The court first addressed whether the appeal had become moot following the sale of the property to a third party. It established that an appeal is generally considered moot if the property involved has been transferred and the new owner is not associated with the litigation. In this case, an affidavit from James A. Regas confirmed that the new owner, Shadowood Partners, was neither a party to the original lawsuit nor a nominee of any party involved in the case. The court noted that the validity of the appeal remained intact as long as there was no connection between the new owner and the defendants from the original foreclosure proceedings. This determination was essential in maintaining the relevance of the appeal, allowing it to proceed despite the change in property ownership. Thus, the court concluded that the appeal was not moot and could continue to be considered by the court.

Waiver of Right of Redemption

Next, the court examined whether the defendants had effectively waived their right of redemption. It was acknowledged that, under Illinois law, the right of redemption in a mortgage could not be waived unless specific statutory exceptions applied. The court found that, while the trust agreement allowed for a waiver of redemption rights, this waiver was not explicitly included in the mortgage itself, which did not contain such a provision. The court referenced the general rule that different instruments executed by separate parties cannot be treated as one, emphasizing that the mortgage was between the trustee and IHDA, while the trust agreement was between the trustee and the beneficiary. The court also pointed out that the statutory language explicitly limited a corporate trustee's ability to waive redemption rights to the mortgage or trust deed, which further supported the defendants' argument. Therefore, the court concluded that the waiver in the trust agreement could not be enforced against the defendants, preserving their right of redemption.

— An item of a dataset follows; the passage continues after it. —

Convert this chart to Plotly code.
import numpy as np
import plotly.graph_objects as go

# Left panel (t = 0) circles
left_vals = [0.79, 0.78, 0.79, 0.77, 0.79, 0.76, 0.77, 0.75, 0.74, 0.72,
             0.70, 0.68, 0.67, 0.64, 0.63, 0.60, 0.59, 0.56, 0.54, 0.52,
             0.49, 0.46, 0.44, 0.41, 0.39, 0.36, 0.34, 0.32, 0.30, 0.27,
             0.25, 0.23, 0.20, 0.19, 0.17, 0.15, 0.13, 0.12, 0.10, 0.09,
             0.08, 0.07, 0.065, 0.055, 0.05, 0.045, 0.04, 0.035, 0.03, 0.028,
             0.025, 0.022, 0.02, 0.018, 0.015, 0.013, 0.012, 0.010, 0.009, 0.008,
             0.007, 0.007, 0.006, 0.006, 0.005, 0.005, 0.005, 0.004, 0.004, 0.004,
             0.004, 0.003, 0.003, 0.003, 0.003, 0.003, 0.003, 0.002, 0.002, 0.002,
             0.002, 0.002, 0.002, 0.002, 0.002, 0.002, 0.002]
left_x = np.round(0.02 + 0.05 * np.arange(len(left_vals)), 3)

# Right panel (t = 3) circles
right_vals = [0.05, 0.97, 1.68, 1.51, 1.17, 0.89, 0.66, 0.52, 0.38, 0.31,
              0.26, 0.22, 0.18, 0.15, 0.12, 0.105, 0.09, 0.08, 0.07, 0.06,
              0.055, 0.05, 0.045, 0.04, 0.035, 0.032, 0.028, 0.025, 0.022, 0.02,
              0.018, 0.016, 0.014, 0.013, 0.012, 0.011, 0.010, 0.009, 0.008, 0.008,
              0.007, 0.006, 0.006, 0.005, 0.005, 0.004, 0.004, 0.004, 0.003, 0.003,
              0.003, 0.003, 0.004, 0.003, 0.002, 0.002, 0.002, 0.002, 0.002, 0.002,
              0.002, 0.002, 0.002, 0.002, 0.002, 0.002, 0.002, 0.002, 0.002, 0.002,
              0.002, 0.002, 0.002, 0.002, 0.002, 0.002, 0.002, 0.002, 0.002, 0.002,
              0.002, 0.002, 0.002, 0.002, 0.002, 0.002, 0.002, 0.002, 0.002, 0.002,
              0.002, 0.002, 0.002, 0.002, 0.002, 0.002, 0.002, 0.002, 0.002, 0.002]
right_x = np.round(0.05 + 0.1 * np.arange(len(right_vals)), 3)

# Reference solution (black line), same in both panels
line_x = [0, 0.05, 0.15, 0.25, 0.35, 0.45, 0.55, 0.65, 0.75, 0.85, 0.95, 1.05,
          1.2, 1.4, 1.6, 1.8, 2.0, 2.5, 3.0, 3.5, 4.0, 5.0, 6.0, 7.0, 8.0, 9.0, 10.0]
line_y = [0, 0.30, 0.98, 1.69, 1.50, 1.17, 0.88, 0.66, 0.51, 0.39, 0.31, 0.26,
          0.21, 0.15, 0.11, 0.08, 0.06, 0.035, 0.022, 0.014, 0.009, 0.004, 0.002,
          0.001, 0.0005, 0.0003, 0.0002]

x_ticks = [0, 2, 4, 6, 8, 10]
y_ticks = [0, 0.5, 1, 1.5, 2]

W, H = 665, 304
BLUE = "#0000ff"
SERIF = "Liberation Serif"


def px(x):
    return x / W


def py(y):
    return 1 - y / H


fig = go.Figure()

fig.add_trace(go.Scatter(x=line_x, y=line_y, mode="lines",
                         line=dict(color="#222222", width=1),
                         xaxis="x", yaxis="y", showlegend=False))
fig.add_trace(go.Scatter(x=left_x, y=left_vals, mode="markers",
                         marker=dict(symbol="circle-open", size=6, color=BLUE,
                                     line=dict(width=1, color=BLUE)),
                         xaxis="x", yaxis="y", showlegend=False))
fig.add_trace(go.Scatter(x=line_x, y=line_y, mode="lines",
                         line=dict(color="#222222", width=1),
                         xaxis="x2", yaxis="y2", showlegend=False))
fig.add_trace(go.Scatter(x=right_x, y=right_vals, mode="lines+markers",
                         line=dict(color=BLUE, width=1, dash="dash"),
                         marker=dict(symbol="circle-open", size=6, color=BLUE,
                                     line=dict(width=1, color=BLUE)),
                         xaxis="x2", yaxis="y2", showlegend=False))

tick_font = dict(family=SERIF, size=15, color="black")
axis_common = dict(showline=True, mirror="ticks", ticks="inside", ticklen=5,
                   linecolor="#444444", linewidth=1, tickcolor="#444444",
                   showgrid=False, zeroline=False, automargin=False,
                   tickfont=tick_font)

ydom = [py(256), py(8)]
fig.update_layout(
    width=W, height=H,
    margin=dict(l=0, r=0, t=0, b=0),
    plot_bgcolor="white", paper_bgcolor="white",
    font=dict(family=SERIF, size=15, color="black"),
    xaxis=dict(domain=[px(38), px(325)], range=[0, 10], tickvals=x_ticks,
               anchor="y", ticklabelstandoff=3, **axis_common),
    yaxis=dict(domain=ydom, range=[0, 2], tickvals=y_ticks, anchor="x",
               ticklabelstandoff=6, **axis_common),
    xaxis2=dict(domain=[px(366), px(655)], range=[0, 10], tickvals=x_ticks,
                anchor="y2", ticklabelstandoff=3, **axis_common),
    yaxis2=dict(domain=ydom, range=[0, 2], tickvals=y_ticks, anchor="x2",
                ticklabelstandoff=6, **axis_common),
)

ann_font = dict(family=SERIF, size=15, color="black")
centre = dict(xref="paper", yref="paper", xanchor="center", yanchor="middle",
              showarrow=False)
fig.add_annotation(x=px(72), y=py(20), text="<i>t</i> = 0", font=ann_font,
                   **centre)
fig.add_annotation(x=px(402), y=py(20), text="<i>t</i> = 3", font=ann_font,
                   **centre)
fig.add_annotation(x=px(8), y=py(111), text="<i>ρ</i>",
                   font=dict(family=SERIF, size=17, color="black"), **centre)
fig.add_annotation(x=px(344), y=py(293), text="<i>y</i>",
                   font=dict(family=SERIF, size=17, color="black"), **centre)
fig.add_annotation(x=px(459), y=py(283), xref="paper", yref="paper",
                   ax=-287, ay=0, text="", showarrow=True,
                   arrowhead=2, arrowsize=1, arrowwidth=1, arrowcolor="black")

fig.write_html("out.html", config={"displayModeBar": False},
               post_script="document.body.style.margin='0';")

Statutory Interpretation and Legislative Intent

In considering the statutory framework, the court emphasized the importance of legislative intent in interpreting the relevant statutes. It noted that the language of the statute was clear and unambiguous, stating that a corporate trustee could waive its right of redemption "by provision in any mortgage or trust deed." The court determined that since the waiver was not included in the mortgage, the statutory conditions for a valid waiver were not satisfied. Furthermore, the court rejected the plaintiff’s argument that limiting the waiver to the mortgage or trust deed would infringe upon freedom of contract. It highlighted that while freedom of contract is protected, it is subject to reasonable regulations imposed by the state. The court ultimately found that the statutory provisions were designed to protect the interests of all parties involved in a foreclosure action. This reasoning reinforced the conclusion that the defendants had not waived their right of redemption.

Conclusion of the Court

The court ultimately reversed the judgment of the circuit court of Du Page County and remanded the case for further proceedings. It directed the trial court to determine whether the issue of redemption had become moot due to the sale of the property, as per Supreme Court Rule 305(i). If the issue was not moot, the trial court was instructed to allow the defendants to exercise their right of redemption under applicable legal terms and conditions. This decision reinforced the protections afforded to mortgagors in Illinois, ensuring that their rights were preserved despite the complexities of the foreclosure process. The court’s reasoning underscored the necessity of adhering to statutory requirements when considering waivers of rights associated with mortgages.